Our sequence is $a_n = 2 - \frac{2}{n} - \frac{1}{2^n}$.
Let's look at what happens to the terms $\frac{2}{n}$ and $\frac{1}{2^n}$ as $n$ gets bigger:
* For the term $\frac{2}{n}$: When $n=1$, it's $\frac{2}{1}=2$. When $n=2$, it's $\frac{2}{2}=1$. When $n=3$, it's $\frac{2}{3}$. See? As $n$ gets bigger, the fraction $\frac{2}{n}$ gets smaller.
* For the term $\frac{1}{2^n}$: When $n=1$, it's $\frac{1}{2^1}=\frac{1}{2}$. When $n=2$, it's $\frac{1}{2^2}=\frac{1}{4}$. When $n=3$, it's $\frac{1}{2^3}=\frac{1}{8}$. This fraction also gets smaller as $n$ gets bigger, and it gets smaller super fast!

Now, our $a_n$ formula is $2$ minus these two fractions ($2 - (\text{smaller number}) - (\text{even smaller number})$).
Since we are subtracting two numbers that are both getting smaller and smaller as $n$ grows, that means we are taking away less and less from the number 2.
If you subtract less and less, the result gets bigger and bigger!
So, $a_n$ is an increasing sequence. Since it's always increasing, it is **monotonic**.

Next, let's see if the sequence is bounded.

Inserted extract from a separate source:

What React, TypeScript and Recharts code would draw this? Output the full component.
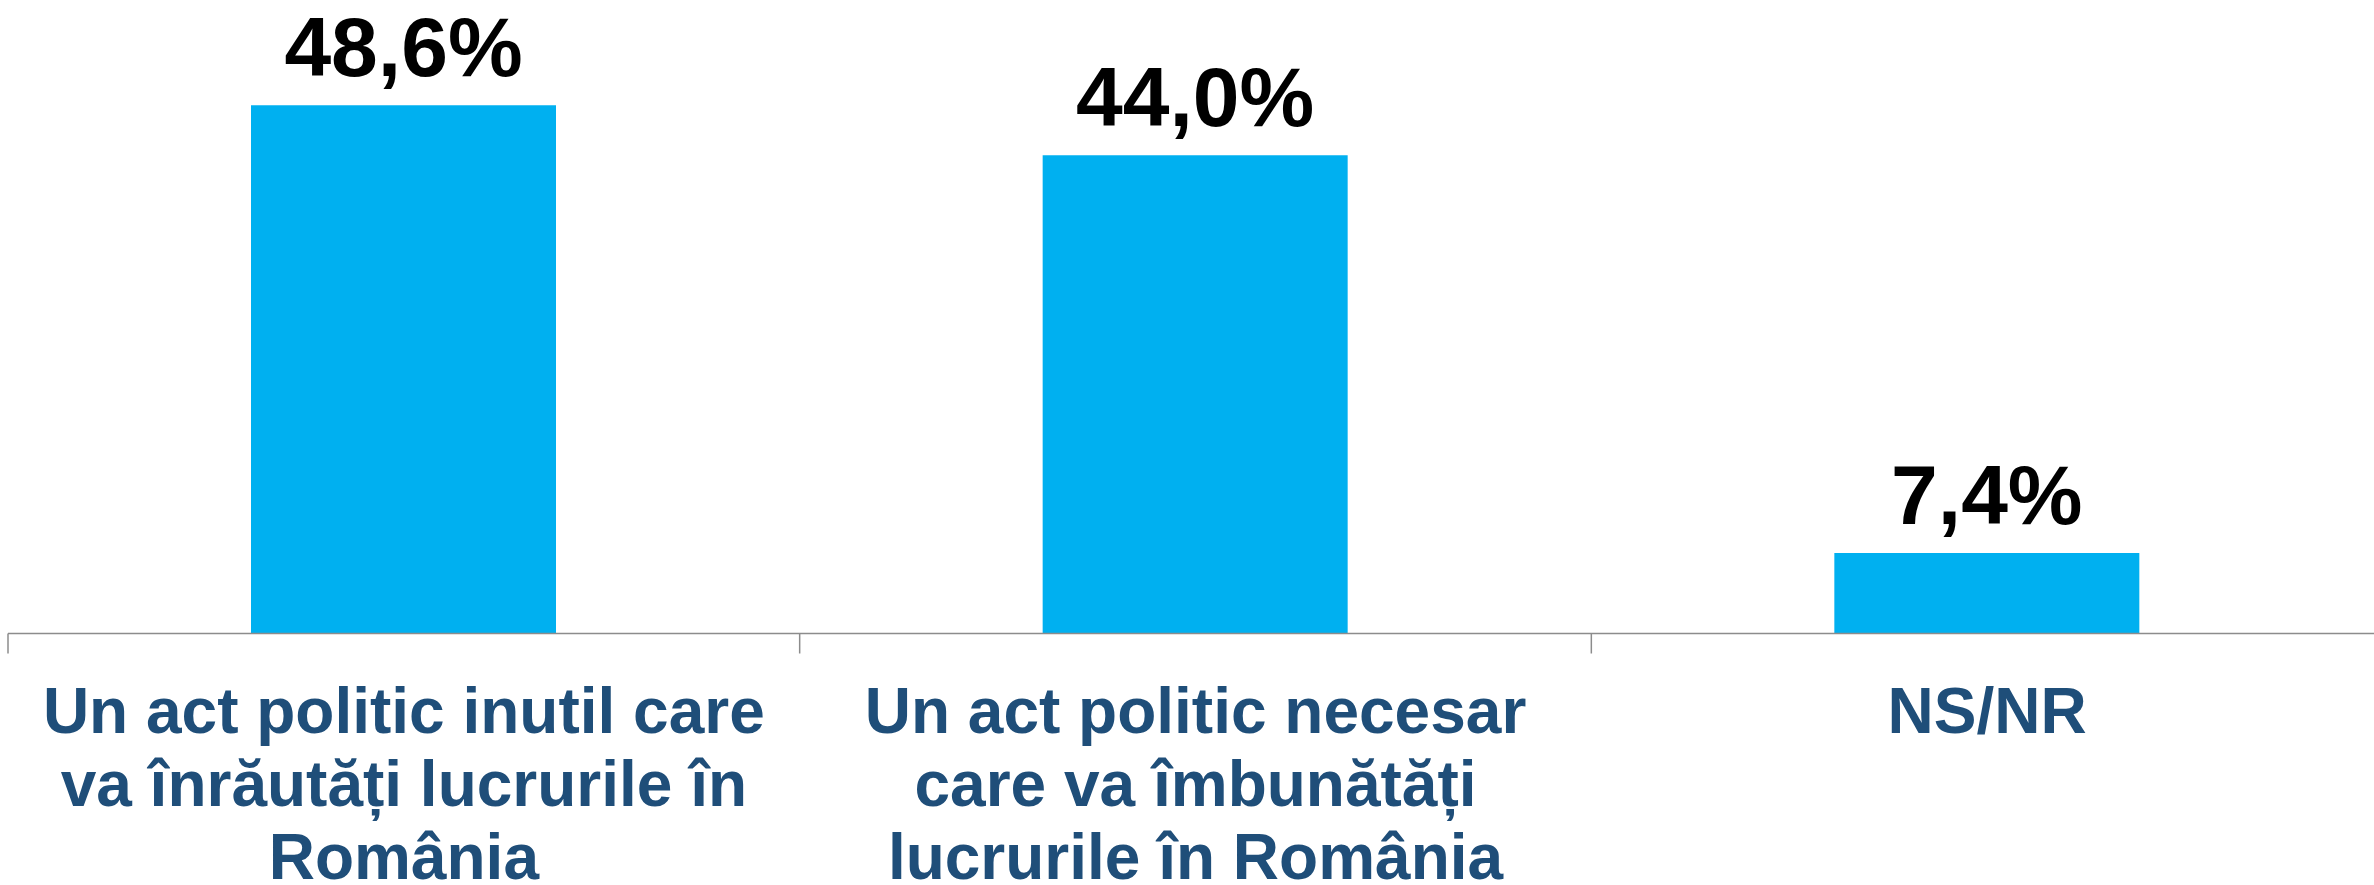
import React from 'react';
import { BarChart, Bar, XAxis, YAxis, LabelList } from 'recharts';

const categories = ['inutil', 'necesar', 'nsnr'];
const categoryLines = [
  ['Un act politic inutil care', 'va înrăutăți lucrurile în', 'România'],
  ['Un act politic necesar', 'care va îmbunătăți', 'lucrurile în România'],
  ['NS/NR'],
];
const values = [48.6, 44.0, 7.4];

const data = categories.map((c, i) => ({ key: c, idx: i, value: values[i] }));

const FONT = '"Liberation Sans", Arial, Helvetica, sans-serif';
const BAR_COLOR = '#00B0F0';
const LABEL_COLOR = '#1F4E79';

const CategoryTick = (props: any) => {
  const { x, y, payload } = props;
  const half = payload && payload.offset ? payload.offset : 395.8;
  const lines = categoryLines[payload.index] || [];
  return (
    <g>
      <line x1={x - half} y1={y} x2={x - half} y2={y + 20} stroke="#8c8c8c" strokeWidth={1.5} />
      <text
        x={x}
        y={y + 99}
        textAnchor="middle"
        fontFamily={FONT}
        fontWeight="bold"
        fontSize={64}
        fill={LABEL_COLOR}
      >
        {lines.map((l, i) => (
          <tspan key={i} x={x} dy={i === 0 ? 0 : 73}>
            {l}
          </tspan>
        ))}
      </text>
    </g>
  );
};

const ValueLabel = (props: any) => {
  const { x, y, width, value } = props;
  return (
    <text
      x={x + width / 2}
      y={y - 29}
      textAnchor="middle"
      fontFamily={FONT}
      fontWeight="bold"
      fontSize={84}
      fill="#000"
    >
      {Number(value).toFixed(1).replace('.', ',') + '%'}
    </text>
  );
};

export default function App() {
  return (
    <div style={{ width: 2374, height: 885, overflow: 'hidden', background: '#fff' }}>
      <style>{'body{margin:0;overflow:hidden;}'}</style>
      <BarChart
        width={2383}
        height={885}
        data={data}
        margin={{ top: 90, right: 0, left: 8, bottom: 0 }}
      >
        <XAxis
          dataKey="key"
          height={251.5}
          axisLine={{ stroke: '#8c8c8c', strokeWidth: 1.5 }}
          tickLine={false}
          tickSize={0}
          tickMargin={0}
          interval={0}
          tick={<CategoryTick />}
        />
        <YAxis hide domain={[0, 50]} />
        <Bar dataKey="value" fill={BAR_COLOR} barSize={305} isAnimationActive={false}>
          <LabelList dataKey="value" content={<ValueLabel />} />
        </Bar>
      </BarChart>
    </div>
  );
}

This means we need to find if there's a smallest possible value it can be (a lower bound) and a largest possible value it can be (an upper bound).

* **Lower Bound**: Since we just figured out that the sequence is always increasing, its very first term, $a_1$, must be the smallest value it will ever have.
Let's calculate $a_1$:
$a_1 = 2 - \frac{2}{1} - \frac{1}{2^1} = 2 - 2 - \frac{1}{2} = -\frac{1}{2}$.
So, all the numbers in our sequence will be greater than or equal to $-\frac{1}{2}$. This means it is bounded below.

* **Upper Bound**: Let's look at $a_n = 2 - \frac{2}{n} - \frac{1}{2^n}$ again.
The terms $\frac{2}{n}$ and $\frac{1}{2^n}$ are always positive numbers for any $n$ we choose (like $n=1, 2, 3, \dots$).
Since we are always subtracting *some* positive amount from 2, $a_n$ will always be less than 2. It can never reach 2 because we're always taking something away from it, even if it's a tiny bit.
So, 2 is an upper bound for the sequence.

Since we found both a lower bound ($-\frac{1}{2}$) and an upper bound (2), the sequence is **bounded**.